Twitter deletes Dr Mahathir’s ‘right to be angry’ post


Police officers guarding the Notre-Dame de l’Assomption Basilica in Nice yesterday after a knife-wielding man killed three people in the church, slitting the throat of at least one of them, in what officials are treating as the latest jihadist attack to rock the country. – AFP pic, October 30, 2020.

TWITTER has deleted a tweet from Dr Mahathir Mohamad on Muslims’ “right to be angry” as glorifying violence following a beheading and knife attack in France.

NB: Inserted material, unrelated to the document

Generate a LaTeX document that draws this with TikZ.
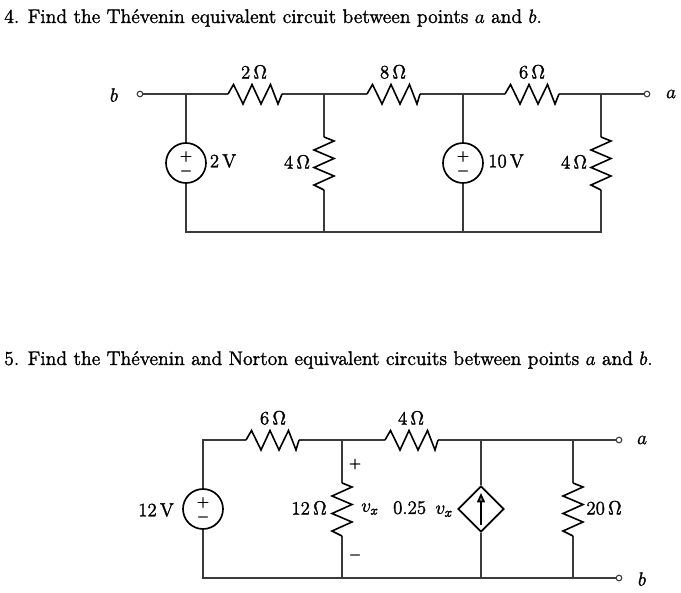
\documentclass[tikz,border=0pt]{standalone}
\usepackage{amsmath}
\usetikzlibrary{arrows.meta,shapes.geometric}
\definecolor{wirec}{HTML}{3A3A3A}
\newcommand{\heavy}[1]{\special{pdf:code q 2 Tr 0.22 w}#1\special{pdf:code Q}}
\tikzset{
 wire/.style={draw=wirec,line width=1.05pt},
 res/.style={draw=black,line width=1.2pt,line join=miter},
 hzig/.style={to path={-- ++(5.5,-9.5) -- ++(9.5,19.5) -- ++(9,-19.5) -- ++(9,19.5) -- ++(9.5,-19.5) -- ++(7.5,19.5) -- (\tikztotarget)}},
 vzig/.style={to path={-- ++(10,4) -- ++(-20,9) -- ++(20,8.5) -- ++(-20,9) -- ++(20,8.5) -- ++(-20,9) -- (\tikztotarget)}},
 src/.style={circle,draw=black,line width=1.25pt,minimum size=30pt,inner sep=0pt},
 dep/.style={diamond,draw=black,line width=1.25pt,minimum width=34.5pt,minimum height=34.5pt,inner sep=0pt,aspect=1},
 term/.style={circle,draw=wirec,line width=.8pt,fill=white,minimum size=4.2pt,inner sep=0pt},
 lab/.style={inner sep=0pt,font=\fontsize{14.2}{16}\selectfont},
 head/.style={anchor=west,inner sep=0pt,font=\fontsize{14.75}{17}\selectfont},
 sign/.style={inner sep=0pt,font=\fontsize{13}{13}\selectfont},
 ctrl/.style={draw=black,line width=1.2pt,-{Stealth[length=7pt,width=6pt,fill=gray,inset=0pt]}},
}
\begin{document}
\begin{tikzpicture}[x=0.75pt,y=-0.75pt]
\useasboundingbox (0,0) rectangle (681,592);
\node[head] (h4) at (4,18) {\heavy{4. Find the Thévenin equivalent circuit between points $a$ and $b$.}};
\node[head] (h5) at (4,360) {\heavy{5. Find the Thévenin and Norton equivalent circuits between points $a$ and $b$.}};
% circuit 1
\node[term] (tb) at (140,94) {};
\node[term] (ta) at (647,94) {};
\coordinate (j1) at (186,94);
\coordinate (r1s) at (228,94);
\coordinate (r1e) at (282,94);
\coordinate (j2) at (324,94);
\coordinate (r2s) at (367,94);
\coordinate (r2e) at (420,94);
\coordinate (j3) at (463,94);
\coordinate (r3s) at (505,94);
\coordinate (r3e) at (559,94);
\coordinate (j4) at (601,94);
\coordinate (b1) at (186,232);
\coordinate (b2) at (324,232);
\coordinate (b3) at (463,232);
\coordinate (b4) at (601,232);
\coordinate (r4s) at (324,137);
\coordinate (r4e) at (324,190);
\coordinate (r5s) at (601,137);
\coordinate (r5e) at (601,190);
\node[src] (s1) at (186,163) {};
\node[src] (s2) at (463,163) {};
\draw[wire] (tb) -- (j1) -- (r1s) (r1e) -- (j2) -- (r2s) (r2e) -- (j3) -- (r3s) (r3e) -- (j4) -- (ta);
\draw[wire] (j1) -- (s1) -- (b1) -- (b2) -- (b3) -- (b4) -- (r5e);
\draw[wire] (j3) -- (s2) -- (b3);
\draw[wire] (j2) -- (r4s) (r4e) -- (b2);
\draw[wire] (j4) -- (r5s);
\draw[res] (r1s) to[hzig] (r1e);
\draw[res] (r2s) to[hzig] (r2e);
\draw[res] (r3s) to[hzig] (r3e);
\draw[res] (r4s) to[vzig] (r4e);
\draw[res] (r5s) to[vzig] (r5e);
\node[sign] (s1p) at (186,156.5) {\heavy{$+$}};
\node[sign] (s1m) at (186,171) {\heavy{$-$}};
\node[sign] (s2p) at (463,156.5) {\heavy{$+$}};
\node[sign] (s2m) at (463,171) {\heavy{$-$}};
\node[lab] (lb) at (114,95) {\heavy{$b$}};
\node[lab] (la) at (671,94) {\heavy{$a$}};
\node[lab] (l1) at (254,72) {\heavy{2\,$\Omega$}};
\node[lab] (l2) at (393,72) {\heavy{8\,$\Omega$}};
\node[lab] (l3) at (532,72) {\heavy{6\,$\Omega$}};
\node[lab] (l4) at (223,161) {\heavy{2\,V}};
\node[lab] (l5) at (297,162) {\heavy{4\,$\Omega$}};
\node[lab] (l6) at (506,161) {\heavy{10\,V}};
\node[lab] (l7) at (574,162) {\heavy{4\,$\Omega$}};
% circuit 2
\node[term] (ta2) at (619,440) {};
\node[term] (tb2) at (619,578) {};
\coordinate (c1) at (203,440);
\coordinate (q1s) at (246,440);
\coordinate (q1e) at (299,440);
\coordinate (c2) at (342,440);
\coordinate (q2s) at (385,440);
\coordinate (q2e) at (438,440);
\coordinate (c3) at (481,440);
\coordinate (c4) at (573,440);
\coordinate (d1) at (203,578);
\coordinate (d2) at (342,578);
\coordinate (d3) at (481,578);
\coordinate (d4) at (573,578);
\coordinate (q3s) at (342,483);
\coordinate (q3e) at (342,536);
\coordinate (q4s) at (573,483);
\coordinate (q4e) at (573,536);
\node[src] (s3) at (203,509) {};
\node[dep] (s4) at (481,509) {};
\coordinate (ar1) at (481,525);
\coordinate (ar2) at (481,493);
\draw[wire] (s3) -- (c1) -- (q1s) (q1e) -- (c2) -- (q2s) (q2e) -- (c3) -- (c4) -- (ta2);
\draw[wire] (s3) -- (d1) -- (d2) -- (d3) -- (d4) -- (tb2);
\draw[wire] (c2) -- (q3s) (q3e) -- (d2);
\draw[wire] (c3) -- (s4) -- (d3);
\draw[wire] (c4) -- (q4s) (q4e) -- (d4);
\draw[res] (q1s) to[hzig] (q1e);
\draw[res] (q2s) to[hzig] (q2e);
\draw[res] (q3s) to[vzig] (q3e);
\draw[res] (q4s) to[vzig] (q4e);
\draw[ctrl] (ar1) -- (ar2);
\node[sign] (s3p) at (203,502.5) {\heavy{$+$}};
\node[sign] (s3m) at (203,517) {\heavy{$-$}};
\node[lab] (m1) at (273,418) {\heavy{6\,$\Omega$}};
\node[lab] (m2) at (411,418) {\heavy{4\,$\Omega$}};
\node[lab] (m3) at (156,510) {\heavy{12\,V}};
\node[lab] (m4) at (309,508) {\heavy{12\,$\Omega$}};
\node[sign] (m5) at (355,464) {\heavy{$+$}};
\node[sign] (m6) at (355,555) {\heavy{$-$}};
\node[lab] (m7) at (370,509) {\heavy{$v_x$}};
\node[lab] (m8) at (423,509) {\heavy{0.25\ \,$v_x$}};
\node[lab] (m9) at (604,508) {\heavy{20\,$\Omega$}};
\node[lab] (m10) at (642,440) {\heavy{$a$}};
\node[lab] (m11) at (642,579) {\heavy{$b$}};
\end{tikzpicture}
\end{document}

The former prime minister had reproduced a post from his blog chedet.cc on the social-media platform to criticise French President Emmanuel Macron’s response to the October 16 beheading of a history teacher after showing pupils cartoons of the Prophet Muhammad.

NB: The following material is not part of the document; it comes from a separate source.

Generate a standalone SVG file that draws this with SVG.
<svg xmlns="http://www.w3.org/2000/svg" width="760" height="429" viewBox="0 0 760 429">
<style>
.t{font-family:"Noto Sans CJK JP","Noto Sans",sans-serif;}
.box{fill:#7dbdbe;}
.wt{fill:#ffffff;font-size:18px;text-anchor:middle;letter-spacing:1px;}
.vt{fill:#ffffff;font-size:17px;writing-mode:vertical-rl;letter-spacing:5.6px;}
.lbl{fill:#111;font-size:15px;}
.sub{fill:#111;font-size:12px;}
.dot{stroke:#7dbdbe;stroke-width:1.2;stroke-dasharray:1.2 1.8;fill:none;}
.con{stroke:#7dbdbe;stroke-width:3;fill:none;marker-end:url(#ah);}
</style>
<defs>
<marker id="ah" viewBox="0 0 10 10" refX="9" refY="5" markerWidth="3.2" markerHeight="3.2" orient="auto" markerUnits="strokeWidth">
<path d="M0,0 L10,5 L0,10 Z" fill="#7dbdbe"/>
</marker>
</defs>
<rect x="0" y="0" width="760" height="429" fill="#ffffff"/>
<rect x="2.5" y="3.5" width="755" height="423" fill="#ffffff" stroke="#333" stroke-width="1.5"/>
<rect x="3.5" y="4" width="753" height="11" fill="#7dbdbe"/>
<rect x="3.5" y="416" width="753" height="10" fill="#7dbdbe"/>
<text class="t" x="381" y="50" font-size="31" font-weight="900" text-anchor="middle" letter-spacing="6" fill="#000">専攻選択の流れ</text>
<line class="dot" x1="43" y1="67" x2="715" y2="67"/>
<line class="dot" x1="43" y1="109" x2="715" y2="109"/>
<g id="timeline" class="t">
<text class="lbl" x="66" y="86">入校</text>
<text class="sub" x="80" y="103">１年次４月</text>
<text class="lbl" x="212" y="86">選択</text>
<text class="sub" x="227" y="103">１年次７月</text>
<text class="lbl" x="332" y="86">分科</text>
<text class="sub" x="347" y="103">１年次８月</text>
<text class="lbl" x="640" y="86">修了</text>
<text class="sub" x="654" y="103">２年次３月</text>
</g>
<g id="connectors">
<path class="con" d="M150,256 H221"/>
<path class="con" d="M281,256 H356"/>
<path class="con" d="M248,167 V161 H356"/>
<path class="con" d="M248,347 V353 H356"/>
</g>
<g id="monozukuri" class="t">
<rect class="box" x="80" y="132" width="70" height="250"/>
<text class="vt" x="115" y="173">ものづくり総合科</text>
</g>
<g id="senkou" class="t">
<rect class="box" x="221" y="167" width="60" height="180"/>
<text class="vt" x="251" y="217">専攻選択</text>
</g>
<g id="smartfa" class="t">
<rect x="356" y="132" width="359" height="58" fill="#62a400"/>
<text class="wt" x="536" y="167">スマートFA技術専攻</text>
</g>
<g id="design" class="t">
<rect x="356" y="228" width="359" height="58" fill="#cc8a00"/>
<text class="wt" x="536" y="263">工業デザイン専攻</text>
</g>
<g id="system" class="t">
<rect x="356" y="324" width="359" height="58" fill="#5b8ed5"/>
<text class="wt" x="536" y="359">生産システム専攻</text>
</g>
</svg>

Yesterday, a knife-wielding man killed three people at a church in Nice, which Macron later called an “Islamist terrorist attack”.

Earlier, Twitter flagged Dr Mahathir’s tweet as “glorifying violence” but allowed it to remain in the public’s interest.

On Twitter’s guidelines and policies page, it said it recognises that sometimes it may be in the public interest to allow people to view tweets that would otherwise be taken down.

“We consider content to be in the public interest if it directly contributes to understanding or discussion of a matter of public concern,” said Twitter.

However, earlier today, the tweet, which said “Muslims have a right to be angry and to kill millions of French people for the massacres of the past”, was deleted.

Several Muslim-majority countries have launched campaigns to boycott French products, while protesters burnt the French flag and posters of Macron as demonstrations were held in Syria, Libya, Bangladesh, Afghanistan, Pakistan and the Palestinian territories, reports AFP.

France has been on high alert since the January 2015 massacre at the satirical weekly magazine Charlie Hebdo marked the beginning of a wave of jihadist attacks that have killed more than 250 people.

Tensions have heightened since last month, when the trial opened for 14 suspected accomplices in that attack.

The paper marked the start of the court proceedings by republishing cartoons of the Prophet that infuriated millions of Muslims worldwide – the same caricatures that teacher Samuel Paty used as lesson material. – October 30, 2020.